= WHAT TO DO =
Start at the line containing "Convert this chart to Chart.js code.", stop at the line containing "const rowMax = [40, 20, 10];", and please reproduce every line in between, both ends included, without pictures.

= GIVEN DATA =
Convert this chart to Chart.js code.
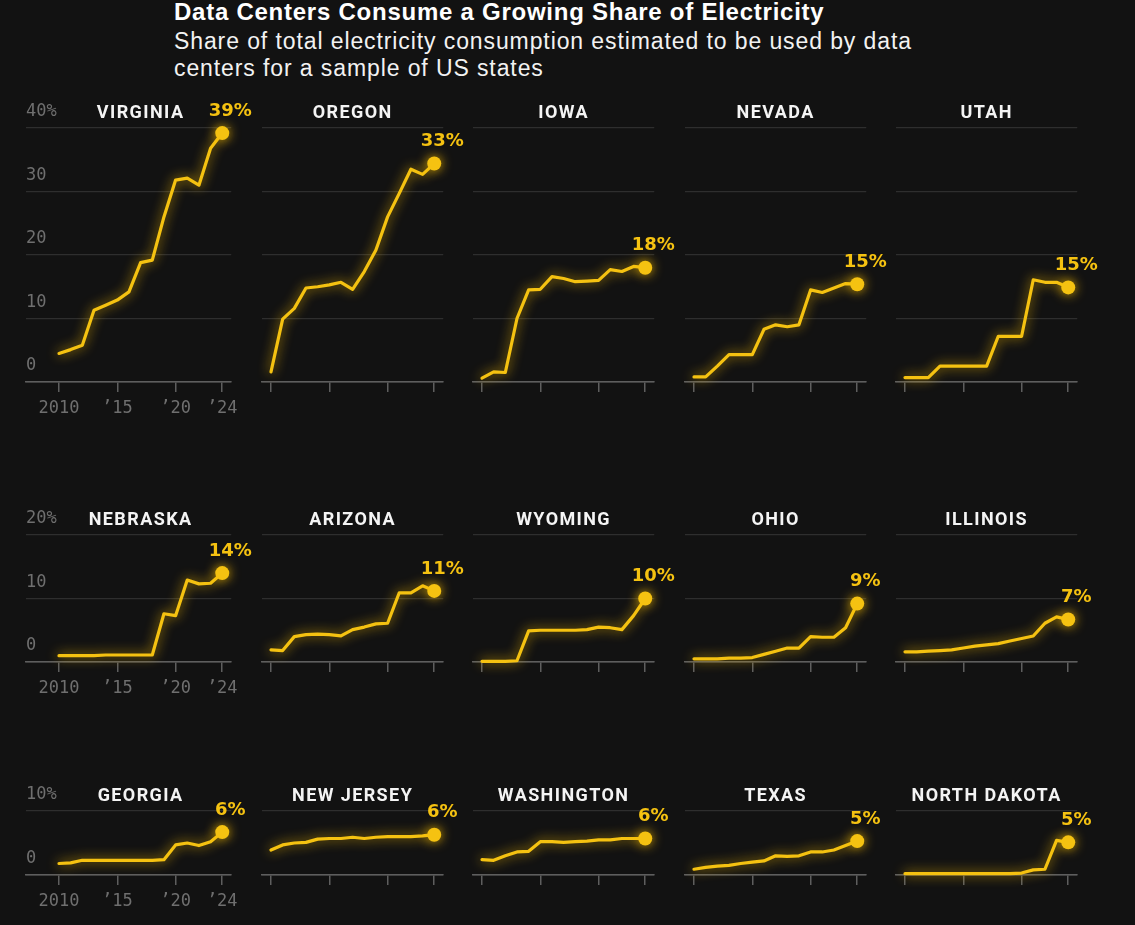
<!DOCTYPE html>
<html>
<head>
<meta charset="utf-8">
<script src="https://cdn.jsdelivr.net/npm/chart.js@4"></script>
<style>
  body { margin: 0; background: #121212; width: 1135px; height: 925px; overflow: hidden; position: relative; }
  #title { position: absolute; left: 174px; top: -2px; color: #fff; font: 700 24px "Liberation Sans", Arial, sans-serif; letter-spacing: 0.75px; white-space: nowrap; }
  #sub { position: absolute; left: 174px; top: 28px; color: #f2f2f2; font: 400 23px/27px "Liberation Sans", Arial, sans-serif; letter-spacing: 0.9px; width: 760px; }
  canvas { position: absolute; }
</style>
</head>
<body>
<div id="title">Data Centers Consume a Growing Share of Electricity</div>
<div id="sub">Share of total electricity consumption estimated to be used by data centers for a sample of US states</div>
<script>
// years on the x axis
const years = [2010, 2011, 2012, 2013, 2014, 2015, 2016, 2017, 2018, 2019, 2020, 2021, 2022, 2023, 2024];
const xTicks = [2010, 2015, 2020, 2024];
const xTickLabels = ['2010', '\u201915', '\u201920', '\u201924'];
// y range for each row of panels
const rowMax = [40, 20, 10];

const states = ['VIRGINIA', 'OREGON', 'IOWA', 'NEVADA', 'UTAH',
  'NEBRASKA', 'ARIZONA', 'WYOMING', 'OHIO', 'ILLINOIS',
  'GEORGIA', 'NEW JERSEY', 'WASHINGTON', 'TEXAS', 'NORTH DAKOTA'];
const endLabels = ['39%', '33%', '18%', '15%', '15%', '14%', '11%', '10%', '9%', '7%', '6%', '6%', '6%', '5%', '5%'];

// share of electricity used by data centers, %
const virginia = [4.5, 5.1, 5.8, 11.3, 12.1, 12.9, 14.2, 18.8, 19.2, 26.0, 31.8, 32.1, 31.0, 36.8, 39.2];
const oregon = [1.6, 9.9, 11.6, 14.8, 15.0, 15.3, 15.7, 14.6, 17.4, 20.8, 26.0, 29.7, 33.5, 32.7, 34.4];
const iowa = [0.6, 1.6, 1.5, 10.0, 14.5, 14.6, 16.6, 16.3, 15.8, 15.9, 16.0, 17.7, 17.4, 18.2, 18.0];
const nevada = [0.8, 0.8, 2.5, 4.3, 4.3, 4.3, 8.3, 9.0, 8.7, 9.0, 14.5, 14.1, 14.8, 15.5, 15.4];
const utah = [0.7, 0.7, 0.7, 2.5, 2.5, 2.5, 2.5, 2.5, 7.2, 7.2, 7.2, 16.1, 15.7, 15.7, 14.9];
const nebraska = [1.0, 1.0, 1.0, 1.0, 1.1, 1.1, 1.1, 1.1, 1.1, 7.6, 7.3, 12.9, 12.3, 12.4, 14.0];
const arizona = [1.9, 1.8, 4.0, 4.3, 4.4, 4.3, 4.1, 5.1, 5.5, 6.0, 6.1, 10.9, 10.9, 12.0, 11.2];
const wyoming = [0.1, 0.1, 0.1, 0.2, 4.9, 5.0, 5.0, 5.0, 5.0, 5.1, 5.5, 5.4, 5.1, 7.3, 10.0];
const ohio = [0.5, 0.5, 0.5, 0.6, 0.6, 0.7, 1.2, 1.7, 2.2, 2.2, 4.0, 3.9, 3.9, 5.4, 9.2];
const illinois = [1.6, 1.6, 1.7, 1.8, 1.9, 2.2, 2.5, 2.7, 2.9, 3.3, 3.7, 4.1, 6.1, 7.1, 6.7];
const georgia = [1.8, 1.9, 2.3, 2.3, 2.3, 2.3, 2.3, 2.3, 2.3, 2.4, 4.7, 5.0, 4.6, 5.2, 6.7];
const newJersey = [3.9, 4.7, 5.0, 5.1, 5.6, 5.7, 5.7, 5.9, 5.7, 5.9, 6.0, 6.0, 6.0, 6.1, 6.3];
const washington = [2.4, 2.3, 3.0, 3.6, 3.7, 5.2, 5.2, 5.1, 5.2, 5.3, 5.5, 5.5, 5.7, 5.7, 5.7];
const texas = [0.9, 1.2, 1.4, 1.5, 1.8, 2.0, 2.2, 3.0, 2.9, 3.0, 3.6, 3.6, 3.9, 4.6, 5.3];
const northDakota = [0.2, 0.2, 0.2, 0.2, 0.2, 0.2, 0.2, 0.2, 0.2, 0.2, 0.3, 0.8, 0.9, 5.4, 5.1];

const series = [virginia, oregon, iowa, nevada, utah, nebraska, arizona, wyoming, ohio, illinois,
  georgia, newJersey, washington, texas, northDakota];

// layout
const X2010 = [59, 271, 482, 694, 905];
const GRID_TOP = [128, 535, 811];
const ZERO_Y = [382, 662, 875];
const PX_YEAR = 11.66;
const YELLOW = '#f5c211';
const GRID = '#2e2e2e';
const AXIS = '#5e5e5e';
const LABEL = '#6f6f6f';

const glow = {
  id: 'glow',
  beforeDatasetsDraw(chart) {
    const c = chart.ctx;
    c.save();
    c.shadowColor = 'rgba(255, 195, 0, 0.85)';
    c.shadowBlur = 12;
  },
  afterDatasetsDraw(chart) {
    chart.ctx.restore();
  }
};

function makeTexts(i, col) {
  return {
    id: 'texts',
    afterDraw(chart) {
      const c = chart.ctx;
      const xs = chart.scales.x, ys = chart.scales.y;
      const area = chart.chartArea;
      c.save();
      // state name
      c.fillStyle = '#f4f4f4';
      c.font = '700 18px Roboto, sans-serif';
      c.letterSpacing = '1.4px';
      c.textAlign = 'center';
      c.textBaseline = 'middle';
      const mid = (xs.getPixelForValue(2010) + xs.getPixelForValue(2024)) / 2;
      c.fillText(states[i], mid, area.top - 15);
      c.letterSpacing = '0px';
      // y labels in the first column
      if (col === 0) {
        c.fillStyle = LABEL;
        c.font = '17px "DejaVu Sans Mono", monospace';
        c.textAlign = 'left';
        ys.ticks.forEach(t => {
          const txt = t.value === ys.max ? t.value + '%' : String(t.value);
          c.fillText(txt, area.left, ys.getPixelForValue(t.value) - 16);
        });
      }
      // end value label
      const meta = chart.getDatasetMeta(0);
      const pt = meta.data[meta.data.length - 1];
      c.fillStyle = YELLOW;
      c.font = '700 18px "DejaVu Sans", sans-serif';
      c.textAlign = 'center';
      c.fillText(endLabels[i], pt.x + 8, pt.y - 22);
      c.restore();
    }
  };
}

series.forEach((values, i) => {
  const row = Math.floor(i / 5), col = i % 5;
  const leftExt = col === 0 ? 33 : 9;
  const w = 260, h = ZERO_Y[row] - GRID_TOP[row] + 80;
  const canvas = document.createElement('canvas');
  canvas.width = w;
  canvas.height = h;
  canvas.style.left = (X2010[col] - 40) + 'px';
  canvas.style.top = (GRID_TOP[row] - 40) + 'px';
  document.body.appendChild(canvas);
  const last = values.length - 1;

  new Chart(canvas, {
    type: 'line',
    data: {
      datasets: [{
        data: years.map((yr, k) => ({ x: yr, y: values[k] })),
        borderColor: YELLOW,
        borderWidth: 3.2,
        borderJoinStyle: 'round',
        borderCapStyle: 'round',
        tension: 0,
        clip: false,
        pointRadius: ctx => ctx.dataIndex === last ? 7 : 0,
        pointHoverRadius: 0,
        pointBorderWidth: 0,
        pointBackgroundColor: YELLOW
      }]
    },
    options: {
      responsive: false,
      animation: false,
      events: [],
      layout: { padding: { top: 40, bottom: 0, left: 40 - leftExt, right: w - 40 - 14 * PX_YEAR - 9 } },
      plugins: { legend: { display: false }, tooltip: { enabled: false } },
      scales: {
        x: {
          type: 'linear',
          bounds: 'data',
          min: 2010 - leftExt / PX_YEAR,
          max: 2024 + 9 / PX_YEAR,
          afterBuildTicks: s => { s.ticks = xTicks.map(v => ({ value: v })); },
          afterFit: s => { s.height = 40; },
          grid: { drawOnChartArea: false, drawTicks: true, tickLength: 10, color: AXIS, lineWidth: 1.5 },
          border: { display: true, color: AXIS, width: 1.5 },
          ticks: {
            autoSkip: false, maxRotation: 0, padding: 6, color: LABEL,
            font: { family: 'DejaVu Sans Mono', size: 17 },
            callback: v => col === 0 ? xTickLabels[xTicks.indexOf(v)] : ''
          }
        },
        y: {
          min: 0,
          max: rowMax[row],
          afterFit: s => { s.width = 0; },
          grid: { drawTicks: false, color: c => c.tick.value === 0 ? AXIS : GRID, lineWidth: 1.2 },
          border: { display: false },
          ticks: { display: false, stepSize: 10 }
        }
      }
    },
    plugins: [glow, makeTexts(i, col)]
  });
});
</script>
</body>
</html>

...

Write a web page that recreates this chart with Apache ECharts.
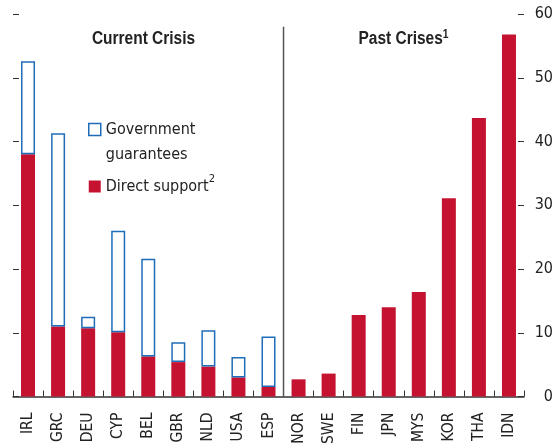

= SOLUTION FOR THIS EXERCISE =
Convert this chart to Chart.js code.
<!DOCTYPE html>
<html>
<head>
<meta charset="utf-8">
<script src="https://cdn.jsdelivr.net/npm/chart.js@4"></script>
<style>
  body { margin: 0; background: #121212; width: 1135px; height: 925px; overflow: hidden; position: relative; }
  #title { position: absolute; left: 174px; top: -2px; color: #fff; font: 700 24px "Liberation Sans", Arial, sans-serif; letter-spacing: 0.75px; white-space: nowrap; }
  #sub { position: absolute; left: 174px; top: 28px; color: #f2f2f2; font: 400 23px/27px "Liberation Sans", Arial, sans-serif; letter-spacing: 0.9px; width: 760px; }
  canvas { position: absolute; }
</style>
</head>
<body>
<div id="title">Data Centers Consume a Growing Share of Electricity</div>
<div id="sub">Share of total electricity consumption estimated to be used by data centers for a sample of US states</div>
<script>
// years on the x axis
const years = [2010, 2011, 2012, 2013, 2014, 2015, 2016, 2017, 2018, 2019, 2020, 2021, 2022, 2023, 2024];
const xTicks = [2010, 2015, 2020, 2024];
const xTickLabels = ['2010', '\u201915', '\u201920', '\u201924'];
// y range for each row of panels
const rowMax = [40, 20, 10];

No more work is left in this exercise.